This playoff season, the NHL has been tracking up, up, up. Revenues for the NHL are up to $3 billion a season, its television ratings with broadcast partner NBC are at an all-time high, and ESPN is even taking the time to mention hockey on its flagship news program SportsCenter (when not discussing the looming NFL draft and how the New York Jets projected sixth round draft choice may impact the relationship between Mark Sanchez and Tim Tebow).
The league could ask for little more. With 45 playoff games in the books, 14 have reached overtime. That’s 31 percent, similar to last year’s phenominal run wherein 20 of the first 63 playoff games reached overtime. These numbers are slightly askew as normally NHL games achieve overtime less than 25 percent of the time, but so what?

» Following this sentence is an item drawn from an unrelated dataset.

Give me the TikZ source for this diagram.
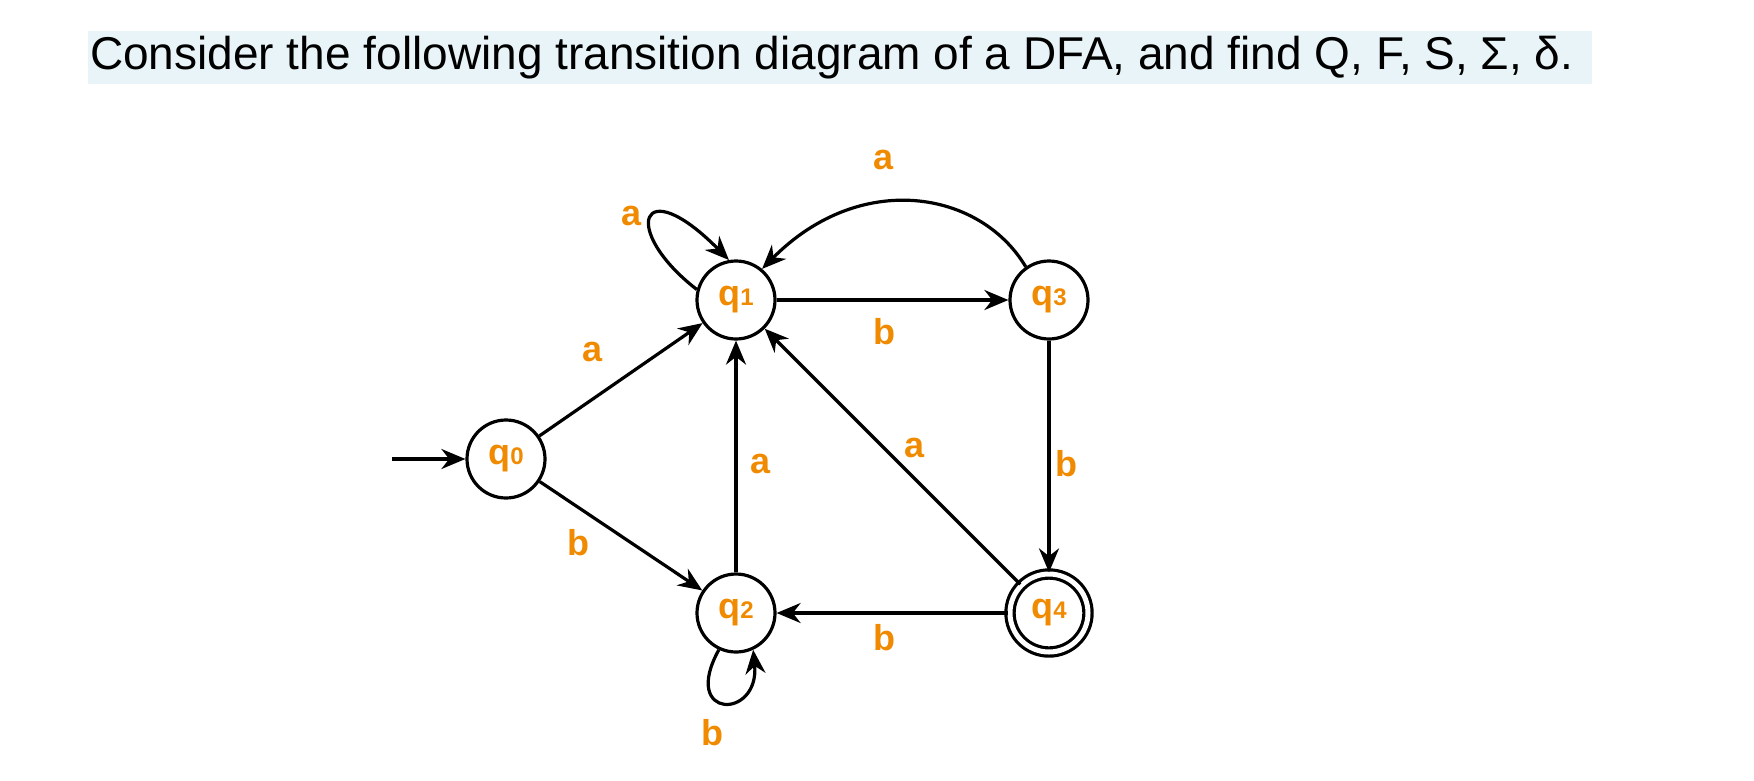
\documentclass[tikz,border=0pt]{standalone}
\usepackage{fontspec}
\setmainfont{Liberation Sans}
\usetikzlibrary{arrows.meta}
\definecolor{lab}{HTML}{F08A00}
\definecolor{hdr}{HTML}{E8F4F7}
\newcommand{\qn}[1]{q{\fontsize{24}{26}\selectfont #1}}
\begin{document}
\begin{tikzpicture}[x=1pt,y=-1pt,
  st/.style={circle,draw,line width=3.2pt,minimum size=78pt,inner sep=0pt,text=lab,font=\fontsize{36}{38}\selectfont\bfseries},
  ed/.style={line width=3.2pt,-{Stealth[length=24pt,width=20pt]}},
  lb/.style={text=lab,font=\fontsize{36}{38}\selectfont\bfseries}]
\useasboundingbox (0,0) rectangle (1754,780);
\fill[hdr] (88,31) rectangle (1592,84);
\node[anchor=west,font=\fontsize{46}{50}\selectfont,inner sep=0pt] (title) at (90,58) {Consider the following transition diagram of a DFA, and find Q, F, S, Σ, δ.};
\node[st] (q0) at (506,459) {\qn{0}};
\node[st] (q1) at (736,300) {\qn{1}};
\node[st] (q3) at (1049,300) {\qn{3}};
\node[st] (q2) at (736,613) {\qn{2}};
\node[st,double,double distance=5pt] (q4) at (1049,613) {\qn{4}};
\coordinate (init) at (392,459);
\draw[ed] (init) -- (q0);
\draw[ed] (q0) -- (q1);
\draw[ed] (q0) -- (q2);
\draw[ed] (q1) -- (q3);
\draw[ed] (q2) -- (q1);
\draw[ed] (q3) -- (q4);
\draw[ed] (q4) -- (q2);
\draw[ed] (q4) -- (q1);
\draw[ed] (q3.125) .. controls (980,190) and (860,170) .. (q1.50);
\draw[ed] (q1.165) .. controls (620,230) and (640,170) .. (q1.100);
\draw[ed] (q2.245) .. controls (680,720) and (760,720) .. (q2.295);
\node[lb] (l1) at (632,216) {a};
\node[lb] (l2) at (884,160) {a};
\node[lb] (l3) at (884,332) {b};
\node[lb] (l4) at (593,352) {a};
\node[lb] (l5) at (761,464) {a};
\node[lb] (l6) at (915,448) {a};
\node[lb] (l7) at (1066,464) {b};
\node[lb] (l8) at (578,543) {b};
\node[lb] (l9) at (884,638) {b};
\node[lb] (l10) at (712,733) {b};
\end{tikzpicture}
\end{document}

Sudden-death, overtime playoff hockey is what the NHL hopes for. There is nothing more exciting or newsworthy.
Except, perhaps for a dramatic Game 7, and three of those are lined up already in the first round in the East. Two of these three Game Sevens feature “Original 6” franchises, the New York Rangers and last year’s champion Boston Bruins. In the other, the Florida Panthers hope to keep their dreams alive against a big market team in the New Jersey Devils.

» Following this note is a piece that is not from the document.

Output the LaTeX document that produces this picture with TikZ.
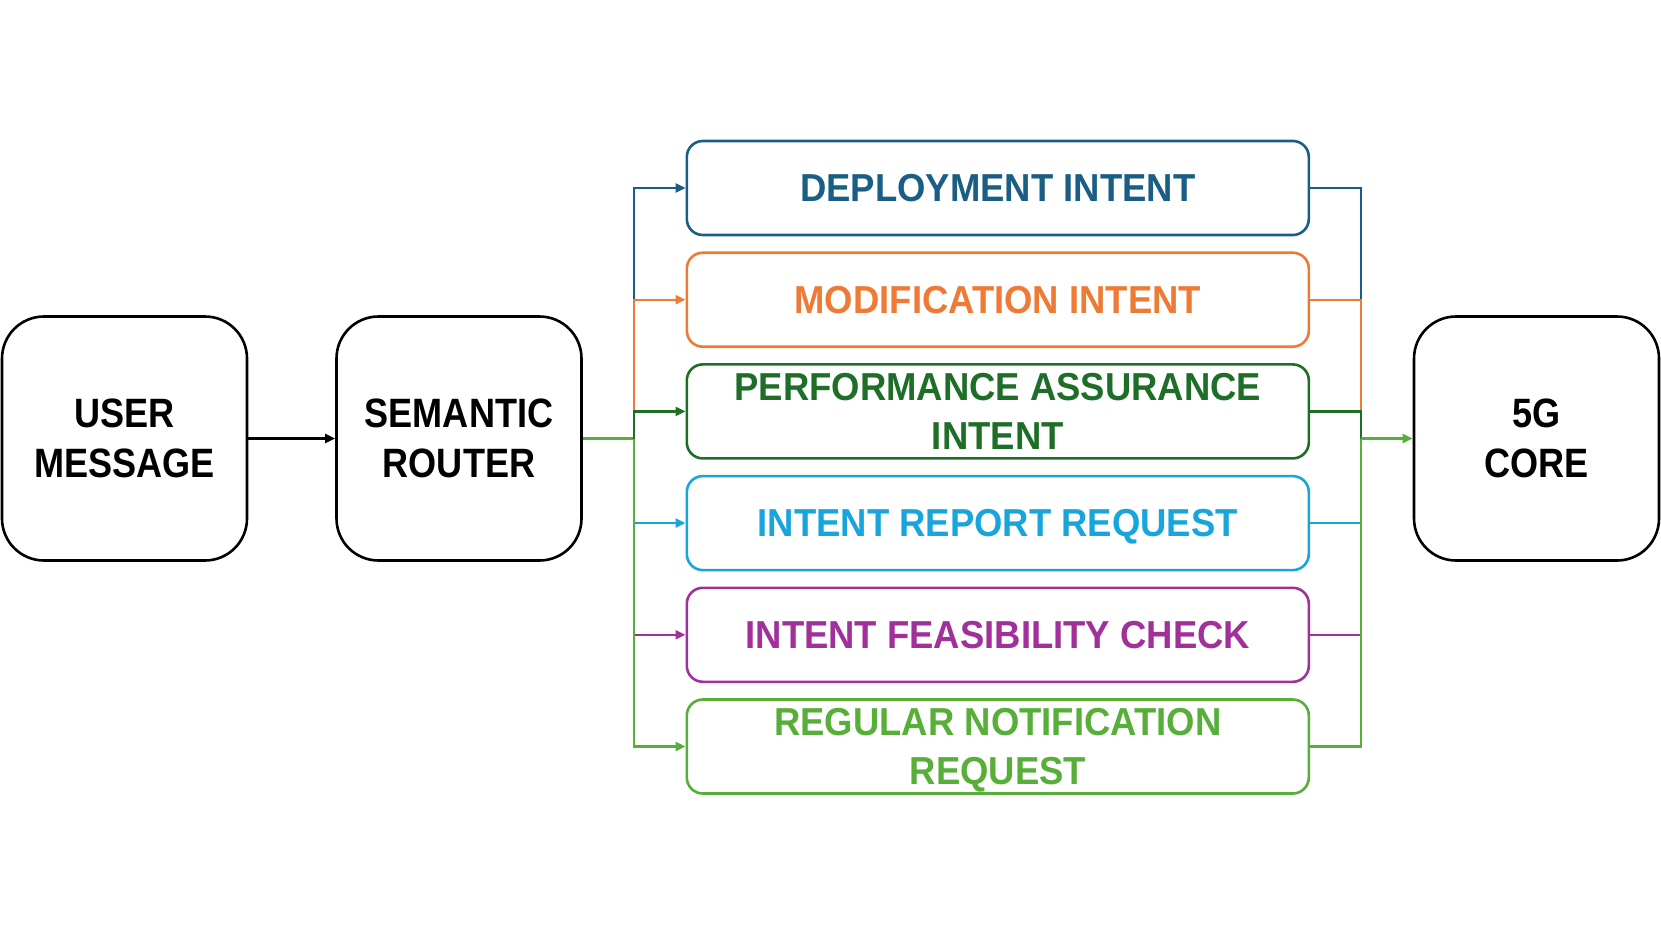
\documentclass[tikz,border=0pt]{standalone}
\usepackage{fontspec}
\setmainfont{Liberation Sans}[FakeStretch=0.88]
\newfontfamily\intfont{Liberation Sans}[FakeStretch=0.935]
\usetikzlibrary{arrows.meta}
\definecolor{cdep}{HTML}{1B5E85}
\definecolor{cmod}{HTML}{EE7A35}
\definecolor{cperf}{HTML}{1E6E28}
\definecolor{crep}{HTML}{18A5DC}
\definecolor{cfeas}{HTML}{A2309A}
\definecolor{creg}{HTML}{57AE38}
\tikzset{
  bigbox/.style={draw=black, line width=2.6pt, rounded corners=42pt, minimum width=245pt, minimum height=244pt, align=center, font=\fontsize{41}{50}\selectfont\bfseries, inner sep=0pt},
  intbox/.style={draw=#1, text=#1, line width=2.6pt, rounded corners=16pt, minimum width=622pt, minimum height=94pt, align=center, font=\intfont\fontsize{39}{49}\selectfont\bfseries, inner sep=0pt, text depth=0pt},
  conn/.style={draw=#1, line width=2.4pt},
  arr/.style={draw=#1, line width=2.4pt, -{Triangle[length=10pt,width=9pt]}},
}
\begin{document}
\begin{tikzpicture}[x=1pt,y=-1pt]
\useasboundingbox (0,0) rectangle (1661,934);
\node[bigbox] (user) at (124.5,438.5) {USER\\MESSAGE};
\node[bigbox] (router) at (459,438.5) {SEMANTIC\\ROUTER};
\node[bigbox] (core) at (1536.5,438.5) {5G\\CORE};
\node[intbox=cdep] (dep) at (997.8,188) {DEPLOYMENT INTENT};
\node[intbox=cmod] (mod) at (997.8,299.7) {MODIFICATION INTENT};
\node[intbox=cperf] (perf) at (997.8,411.4) {PERFORMANCE ASSURANCE\\INTENT};
\node[intbox=crep] (rep) at (997.8,523.1) {INTENT REPORT REQUEST};
\node[intbox=cfeas] (feas) at (997.8,634.8) {INTENT FEASIBILITY CHECK};
\node[intbox=creg] (reg) at (997.8,746.5) {REGULAR NOTIFICATION\\REQUEST};
\coordinate (Lin) at (634,438.5);
\coordinate (Lmod) at (634,299.7);
\coordinate (Lperf) at (634,411.4);
\coordinate (Rin) at (1361,438.5);
\coordinate (Rmod) at (1361,299.7);
\coordinate (Rperf) at (1361,411.4);
% left side
\draw[arr=black] (user) -- (router);
\draw[conn=creg] (router.east) -- (Lin);
\draw[arr=cdep] (Lmod) |- (dep.west);
\draw[arr=cmod] (Lperf) |- (mod.west);
\draw[arr=cperf] (Lin) |- (perf.west);
\draw[arr=crep] (Lin) |- (rep.west);
\draw[arr=cfeas] (Lin) |- (feas.west);
\draw[arr=creg] (Lin) |- (reg.west);
% right side
\draw[conn=cdep] (dep.east) -| (Rmod);
\draw[conn=cmod] (mod.east) -| (Rperf);
\draw[conn=cperf] (perf.east) -| (Rin);
\draw[conn=crep] (rep.east) -| (Rin);
\draw[conn=cfeas] (feas.east) -| (Rin);
\draw[conn=creg] (reg.east) -| (Rin);
\draw[arr=creg] (Rin) -- (core.west);
\end{tikzpicture}
\end{document}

Meanwhile in the West, the NHL is guaranteed to have a fresh face in the Stanley Cup Finals. Two of the teams–the Phoenix Coyotes and Nashville Predators–have never played in a Finals. As for the St. Louis Blues and Los Angeles Kings, neither franchise has seen the Finals in decades.
What more could the NHL want?
Well, that may just be the problem. Is this just all too good to be true?

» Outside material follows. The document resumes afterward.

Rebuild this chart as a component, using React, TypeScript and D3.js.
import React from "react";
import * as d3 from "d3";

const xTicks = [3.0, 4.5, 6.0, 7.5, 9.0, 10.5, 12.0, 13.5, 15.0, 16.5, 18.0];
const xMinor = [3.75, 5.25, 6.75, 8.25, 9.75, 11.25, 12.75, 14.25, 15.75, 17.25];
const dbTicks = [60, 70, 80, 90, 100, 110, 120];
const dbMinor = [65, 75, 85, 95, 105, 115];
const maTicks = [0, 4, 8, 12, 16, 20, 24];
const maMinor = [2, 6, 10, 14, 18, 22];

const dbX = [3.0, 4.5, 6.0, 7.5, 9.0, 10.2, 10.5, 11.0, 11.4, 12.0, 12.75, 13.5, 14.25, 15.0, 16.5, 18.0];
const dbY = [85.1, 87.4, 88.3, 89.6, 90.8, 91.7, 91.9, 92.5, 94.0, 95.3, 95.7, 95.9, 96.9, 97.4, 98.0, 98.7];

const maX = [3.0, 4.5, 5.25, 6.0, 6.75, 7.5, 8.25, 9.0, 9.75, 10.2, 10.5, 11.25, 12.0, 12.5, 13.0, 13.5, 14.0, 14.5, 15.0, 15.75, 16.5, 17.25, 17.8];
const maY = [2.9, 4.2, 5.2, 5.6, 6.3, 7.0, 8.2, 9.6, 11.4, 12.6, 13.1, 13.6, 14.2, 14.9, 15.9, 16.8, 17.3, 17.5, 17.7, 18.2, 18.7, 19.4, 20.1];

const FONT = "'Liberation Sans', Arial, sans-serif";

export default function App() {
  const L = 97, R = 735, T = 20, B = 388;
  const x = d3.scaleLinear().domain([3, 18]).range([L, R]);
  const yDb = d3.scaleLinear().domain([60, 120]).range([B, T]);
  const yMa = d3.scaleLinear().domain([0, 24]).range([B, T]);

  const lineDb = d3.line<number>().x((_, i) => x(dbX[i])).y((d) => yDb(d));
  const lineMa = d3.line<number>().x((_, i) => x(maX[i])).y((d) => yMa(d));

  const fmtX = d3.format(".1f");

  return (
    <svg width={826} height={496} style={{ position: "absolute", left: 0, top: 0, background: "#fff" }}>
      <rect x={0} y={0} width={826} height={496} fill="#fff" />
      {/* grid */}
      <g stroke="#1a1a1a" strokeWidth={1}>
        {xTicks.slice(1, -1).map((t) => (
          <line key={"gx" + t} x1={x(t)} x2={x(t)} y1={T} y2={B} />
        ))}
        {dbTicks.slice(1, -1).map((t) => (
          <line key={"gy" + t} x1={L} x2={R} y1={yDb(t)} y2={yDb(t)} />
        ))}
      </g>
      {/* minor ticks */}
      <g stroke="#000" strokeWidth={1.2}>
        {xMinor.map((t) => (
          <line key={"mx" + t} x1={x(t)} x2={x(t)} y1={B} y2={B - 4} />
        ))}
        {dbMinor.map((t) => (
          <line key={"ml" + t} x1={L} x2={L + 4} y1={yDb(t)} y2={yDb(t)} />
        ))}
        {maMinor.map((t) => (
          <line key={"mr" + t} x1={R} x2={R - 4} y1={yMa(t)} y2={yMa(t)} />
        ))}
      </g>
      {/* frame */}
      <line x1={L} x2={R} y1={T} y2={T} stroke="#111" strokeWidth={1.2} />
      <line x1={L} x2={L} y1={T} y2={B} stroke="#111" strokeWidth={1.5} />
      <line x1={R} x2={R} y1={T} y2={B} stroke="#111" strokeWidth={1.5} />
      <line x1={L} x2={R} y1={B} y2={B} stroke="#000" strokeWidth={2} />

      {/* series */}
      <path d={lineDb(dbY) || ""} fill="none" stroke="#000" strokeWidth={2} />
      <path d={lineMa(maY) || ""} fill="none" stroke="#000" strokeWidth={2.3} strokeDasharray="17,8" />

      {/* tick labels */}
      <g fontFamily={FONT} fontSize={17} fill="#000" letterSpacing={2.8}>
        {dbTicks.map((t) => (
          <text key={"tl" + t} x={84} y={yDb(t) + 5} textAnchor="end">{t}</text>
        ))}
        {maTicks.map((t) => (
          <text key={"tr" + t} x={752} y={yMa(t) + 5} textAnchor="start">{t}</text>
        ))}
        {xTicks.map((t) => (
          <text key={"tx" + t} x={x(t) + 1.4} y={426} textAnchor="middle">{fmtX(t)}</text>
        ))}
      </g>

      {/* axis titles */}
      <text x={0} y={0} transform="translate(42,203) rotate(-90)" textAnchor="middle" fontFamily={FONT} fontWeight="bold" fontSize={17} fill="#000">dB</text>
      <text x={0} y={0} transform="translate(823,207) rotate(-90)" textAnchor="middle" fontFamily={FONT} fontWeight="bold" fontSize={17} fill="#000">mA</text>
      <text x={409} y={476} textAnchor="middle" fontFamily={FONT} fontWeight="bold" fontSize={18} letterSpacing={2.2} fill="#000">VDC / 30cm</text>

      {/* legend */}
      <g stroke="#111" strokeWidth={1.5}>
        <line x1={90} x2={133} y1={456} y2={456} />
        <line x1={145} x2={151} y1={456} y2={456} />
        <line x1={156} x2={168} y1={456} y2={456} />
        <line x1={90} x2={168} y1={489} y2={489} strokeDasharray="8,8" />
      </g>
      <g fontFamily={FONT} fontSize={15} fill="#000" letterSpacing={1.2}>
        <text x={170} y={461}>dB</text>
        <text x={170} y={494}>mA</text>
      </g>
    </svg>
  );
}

Two members of the number one seeded New York Rangers have already questioned the intentions of the NHL itself, basically calling out the league for attempting to manipulate its own outcomes.
The first instance came when head coach John Tortorella questioned the legitimacy of the penalites called in the Winter Classic played against the Philadelphia Flyers. Tortorella said at the time, “I’m not sure if NBC got together with the refs and wanted to turn this into an overtime game. I’m not sure if they had meetings about that or what.”
Now, just this past Monday, Rangers goalie Henrik Lundqvist went on a post-game rant questioning the ruling of an apparently kicked-in goal allowed by referees even after examining the instant replay. Lundqvist mirrored Tortotella’s past comments saying, “Someone wanted them back in the game, for sure.”
Were they correct in their conspiratorial-like assessments? No one else in the sports media realm is asking follow up questions, so who knows?
But there are questions worth asking in regards to these playoffs.
The NHL certainly wants one of its teams to succeed: the Phoenix Coyotes. Why? Because the league would like to have true owners for the team rather than the league running the franchise. Could this be why the Coyotes have had their recent post-season success after decades of futility? Is it merely a sales pitch? An enticement to get someone on board to run what’s suddenly a successful franchise?
It also seems odd that since NHL lockout cancelled the 2004-05 season and playoffs, champions–with the sole exception of the Detroit Red Wings–have been of two sorts: either well-established, but suffering franchises (Pittsburgh Penguins, Chicago Blackhawks, and Boston Bruins) or relative “newbies” in need of fans (Carolina Hurricanes and Anaheim Ducks). Note with the exception of the Bruins, these teams either didn’t make this year’s playoffs or were quickly eliminated.
This season’s playoffs seem to be setting up a similar scenario for the league to exploit, especially when looking at the four remaining teams in the West. Should both the Rangers and Bruins survive their Game Sevens here in the first round, a match-up between a big market team and a relative (or complete) newcomer is nearly assured for the Finals. Exactly what the NHL and NBC would want.
Is this all merely a coincidence or has the NHL done exactly what members of the Rangers have hinted at and fixed their own games to get the best possible result? It may sound farfetched, but given that $3 billion is at stake, would you leave it all up to chance? Especially when you have both the means and motive to control what appears uncontrollable?